Set exercise:
Write out each line word for word. Drop pictures.

Raw data:
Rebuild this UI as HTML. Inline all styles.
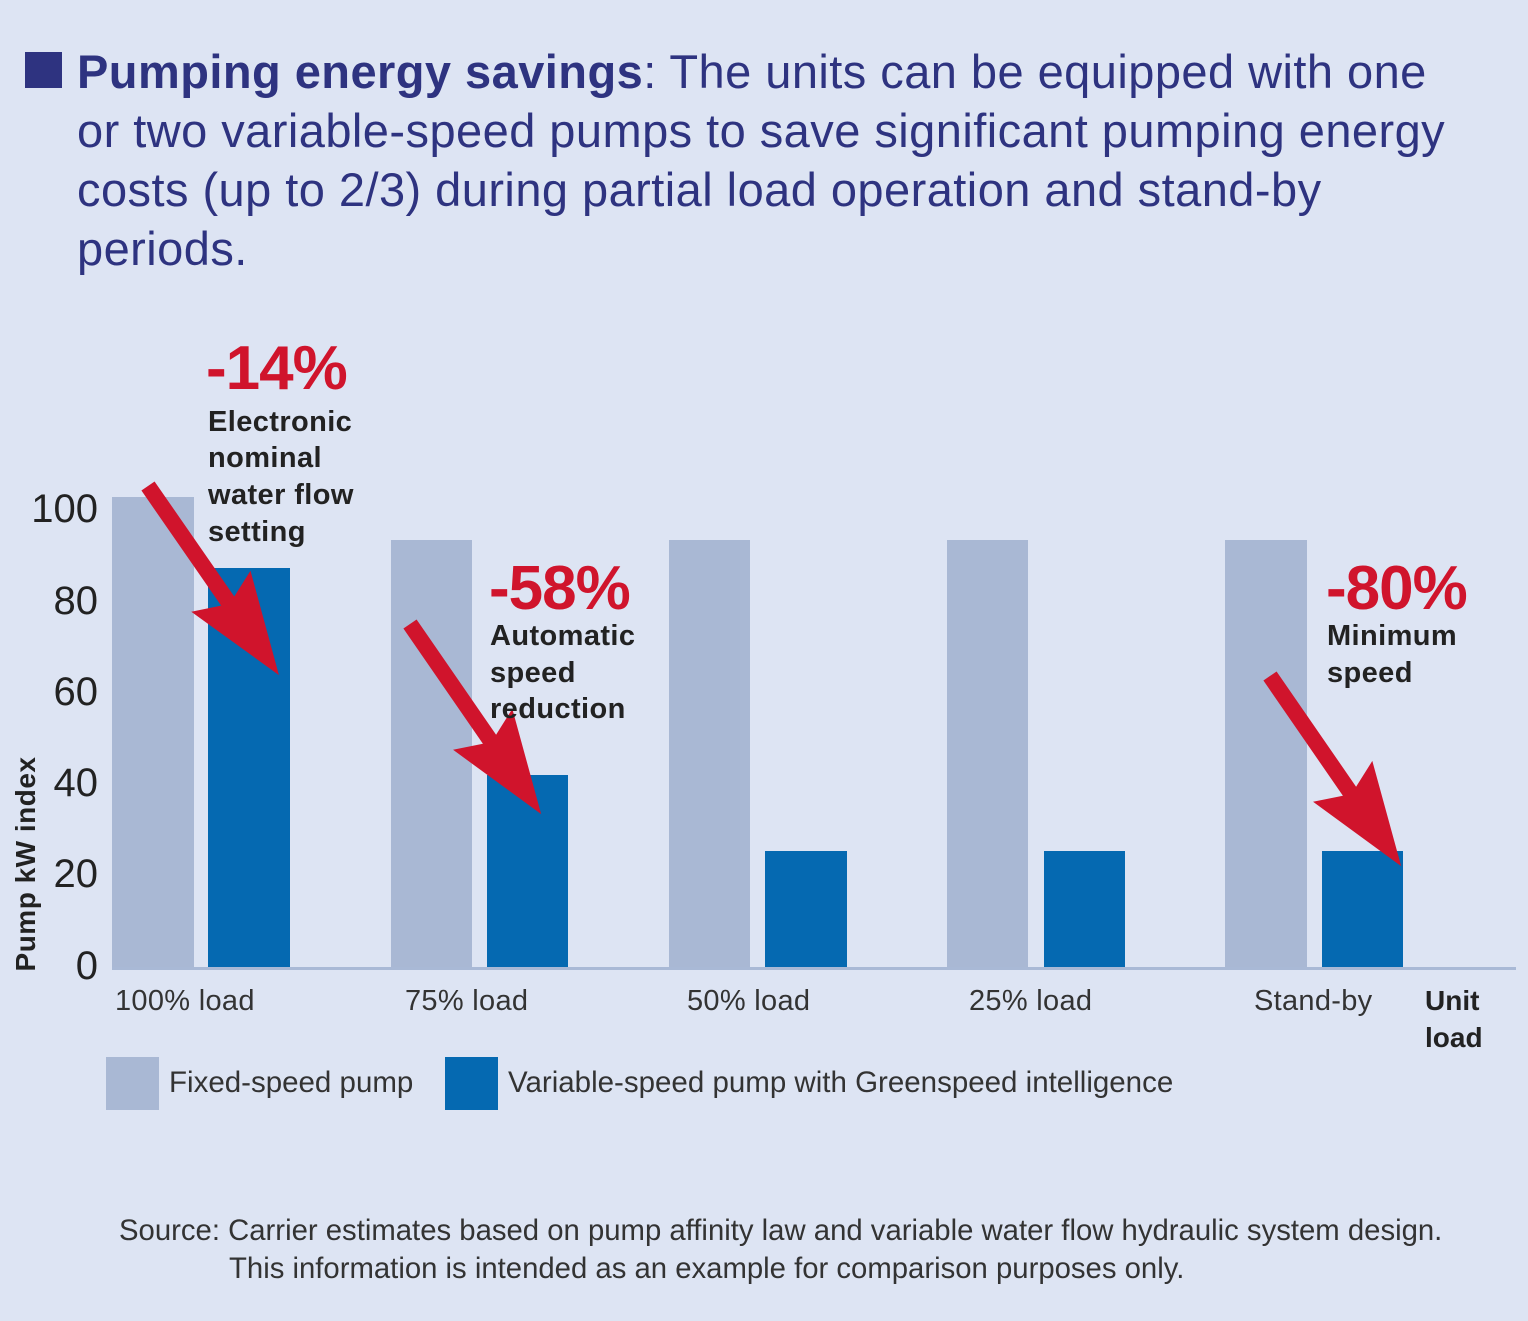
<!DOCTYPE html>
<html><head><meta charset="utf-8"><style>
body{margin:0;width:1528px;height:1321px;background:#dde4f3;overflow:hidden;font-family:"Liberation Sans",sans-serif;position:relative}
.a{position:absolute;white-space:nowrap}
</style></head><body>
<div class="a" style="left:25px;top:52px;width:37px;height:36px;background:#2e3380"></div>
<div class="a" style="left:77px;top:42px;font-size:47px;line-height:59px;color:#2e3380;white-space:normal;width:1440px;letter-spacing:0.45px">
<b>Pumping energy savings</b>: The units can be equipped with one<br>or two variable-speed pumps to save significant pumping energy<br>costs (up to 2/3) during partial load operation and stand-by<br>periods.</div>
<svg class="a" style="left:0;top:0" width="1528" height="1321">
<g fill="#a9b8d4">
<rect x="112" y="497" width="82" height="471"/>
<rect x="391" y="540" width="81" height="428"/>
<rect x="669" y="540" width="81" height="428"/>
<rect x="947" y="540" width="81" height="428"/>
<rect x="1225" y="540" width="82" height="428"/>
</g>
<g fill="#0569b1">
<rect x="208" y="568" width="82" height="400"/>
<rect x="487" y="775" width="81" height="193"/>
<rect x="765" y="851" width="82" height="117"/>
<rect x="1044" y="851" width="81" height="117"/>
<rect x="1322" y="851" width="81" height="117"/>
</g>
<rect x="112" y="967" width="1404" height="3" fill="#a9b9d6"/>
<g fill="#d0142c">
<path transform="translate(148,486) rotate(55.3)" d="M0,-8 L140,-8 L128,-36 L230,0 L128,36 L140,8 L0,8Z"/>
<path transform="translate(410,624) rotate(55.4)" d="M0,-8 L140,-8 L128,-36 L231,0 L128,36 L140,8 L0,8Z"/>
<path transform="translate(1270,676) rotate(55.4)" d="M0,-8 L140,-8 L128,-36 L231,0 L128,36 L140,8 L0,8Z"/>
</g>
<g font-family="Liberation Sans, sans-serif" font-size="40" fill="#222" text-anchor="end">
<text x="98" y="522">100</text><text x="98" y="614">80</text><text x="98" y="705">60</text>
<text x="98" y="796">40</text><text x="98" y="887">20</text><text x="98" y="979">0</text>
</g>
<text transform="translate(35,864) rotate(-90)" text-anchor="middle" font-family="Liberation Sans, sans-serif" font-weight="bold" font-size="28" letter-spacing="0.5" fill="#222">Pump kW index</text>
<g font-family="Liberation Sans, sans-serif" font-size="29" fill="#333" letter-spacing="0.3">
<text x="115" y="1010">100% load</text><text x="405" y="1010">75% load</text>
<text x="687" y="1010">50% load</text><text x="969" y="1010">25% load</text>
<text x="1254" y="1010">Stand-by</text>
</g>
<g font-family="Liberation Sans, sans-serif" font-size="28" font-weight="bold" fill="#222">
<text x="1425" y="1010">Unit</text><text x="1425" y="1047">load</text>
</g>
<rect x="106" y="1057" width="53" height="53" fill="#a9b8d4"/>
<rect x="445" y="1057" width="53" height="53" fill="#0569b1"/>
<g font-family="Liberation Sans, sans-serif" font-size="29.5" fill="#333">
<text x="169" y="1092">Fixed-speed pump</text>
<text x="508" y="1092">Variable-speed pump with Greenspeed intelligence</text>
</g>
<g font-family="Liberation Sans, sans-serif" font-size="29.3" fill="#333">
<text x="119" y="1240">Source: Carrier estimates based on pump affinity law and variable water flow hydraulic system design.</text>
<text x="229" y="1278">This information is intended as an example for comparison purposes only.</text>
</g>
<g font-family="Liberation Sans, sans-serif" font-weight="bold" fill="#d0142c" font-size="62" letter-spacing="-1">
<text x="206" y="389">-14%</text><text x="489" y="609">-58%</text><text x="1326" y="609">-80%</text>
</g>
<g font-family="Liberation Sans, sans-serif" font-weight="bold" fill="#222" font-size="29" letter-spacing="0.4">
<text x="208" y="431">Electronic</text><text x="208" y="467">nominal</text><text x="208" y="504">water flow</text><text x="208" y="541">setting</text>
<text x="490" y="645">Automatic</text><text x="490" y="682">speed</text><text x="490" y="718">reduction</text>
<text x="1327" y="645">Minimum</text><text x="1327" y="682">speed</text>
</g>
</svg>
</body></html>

Result of the task:
Rebuild this UI as HTML. Inline all styles.
<!DOCTYPE html>
<html><head><meta charset="utf-8"><style>
body{margin:0;width:1528px;height:1321px;background:#dde4f3;overflow:hidden;font-family:"Liberation Sans",sans-serif;position:relative}
.a{position:absolute;white-space:nowrap}
</style></head><body>
<div class="a" style="left:25px;top:52px;width:37px;height:36px;background:#2e3380"></div>
<div class="a" style="left:77px;top:42px;font-size:47px;line-height:59px;color:#2e3380;white-space:normal;width:1440px;letter-spacing:0.45px">
<b>Pumping energy savings</b>: The units can be equipped with one<br>or two variable-speed pumps to save significant pumping energy<br>costs (up to 2/3) during partial load operation and stand-by<br>periods.</div>
<svg class="a" style="left:0;top:0" width="1528" height="1321">
<g fill="#a9b8d4">
<rect x="112" y="497" width="82" height="471"/>
<rect x="391" y="540" width="81" height="428"/>
<rect x="669" y="540" width="81" height="428"/>
<rect x="947" y="540" width="81" height="428"/>
<rect x="1225" y="540" width="82" height="428"/>
</g>
<g fill="#0569b1">
<rect x="208" y="568" width="82" height="400"/>
<rect x="487" y="775" width="81" height="193"/>
<rect x="765" y="851" width="82" height="117"/>
<rect x="1044" y="851" width="81" height="117"/>
<rect x="1322" y="851" width="81" height="117"/>
</g>
<rect x="112" y="967" width="1404" height="3" fill="#a9b9d6"/>
<g fill="#d0142c">
<path transform="translate(148,486) rotate(55.3)" d="M0,-8 L140,-8 L128,-36 L230,0 L128,36 L140,8 L0,8Z"/>
<path transform="translate(410,624) rotate(55.4)" d="M0,-8 L140,-8 L128,-36 L231,0 L128,36 L140,8 L0,8Z"/>
<path transform="translate(1270,676) rotate(55.4)" d="M0,-8 L140,-8 L128,-36 L231,0 L128,36 L140,8 L0,8Z"/>
</g>
<g font-family="Liberation Sans, sans-serif" font-size="40" fill="#222" text-anchor="end">
<text x="98" y="522">100</text><text x="98" y="614">80</text><text x="98" y="705">60</text>
<text x="98" y="796">40</text><text x="98" y="887">20</text><text x="98" y="979">0</text>
</g>
<text transform="translate(35,864) rotate(-90)" text-anchor="middle" font-family="Liberation Sans, sans-serif" font-weight="bold" font-size="28" letter-spacing="0.5" fill="#222">Pump kW index</text>
<g font-family="Liberation Sans, sans-serif" font-size="29" fill="#333" letter-spacing="0.3">
<text x="115" y="1010">100% load</text><text x="405" y="1010">75% load</text>
<text x="687" y="1010">50% load</text><text x="969" y="1010">25% load</text>
<text x="1254" y="1010">Stand-by</text>
</g>
<g font-family="Liberation Sans, sans-serif" font-size="28" font-weight="bold" fill="#222">
<text x="1425" y="1010">Unit</text><text x="1425" y="1047">load</text>
</g>
<rect x="106" y="1057" width="53" height="53" fill="#a9b8d4"/>
<rect x="445" y="1057" width="53" height="53" fill="#0569b1"/>
<g font-family="Liberation Sans, sans-serif" font-size="29.5" fill="#333">
<text x="169" y="1092">Fixed-speed pump</text>
<text x="508" y="1092">Variable-speed pump with Greenspeed intelligence</text>
</g>
<g font-family="Liberation Sans, sans-serif" font-size="29.3" fill="#333">
<text x="119" y="1240">Source: Carrier estimates based on pump affinity law and variable water flow hydraulic system design.</text>
<text x="229" y="1278">This information is intended as an example for comparison purposes only.</text>
</g>
<g font-family="Liberation Sans, sans-serif" font-weight="bold" fill="#d0142c" font-size="62" letter-spacing="-1">
<text x="206" y="389">-14%</text><text x="489" y="609">-58%</text><text x="1326" y="609">-80%</text>
</g>
<g font-family="Liberation Sans, sans-serif" font-weight="bold" fill="#222" font-size="29" letter-spacing="0.4">
<text x="208" y="431">Electronic</text><text x="208" y="467">nominal</text><text x="208" y="504">water flow</text><text x="208" y="541">setting</text>
<text x="490" y="645">Automatic</text><text x="490" y="682">speed</text><text x="490" y="718">reduction</text>
<text x="1327" y="645">Minimum</text><text x="1327" y="682">speed</text>
</g>
</svg>
</body></html>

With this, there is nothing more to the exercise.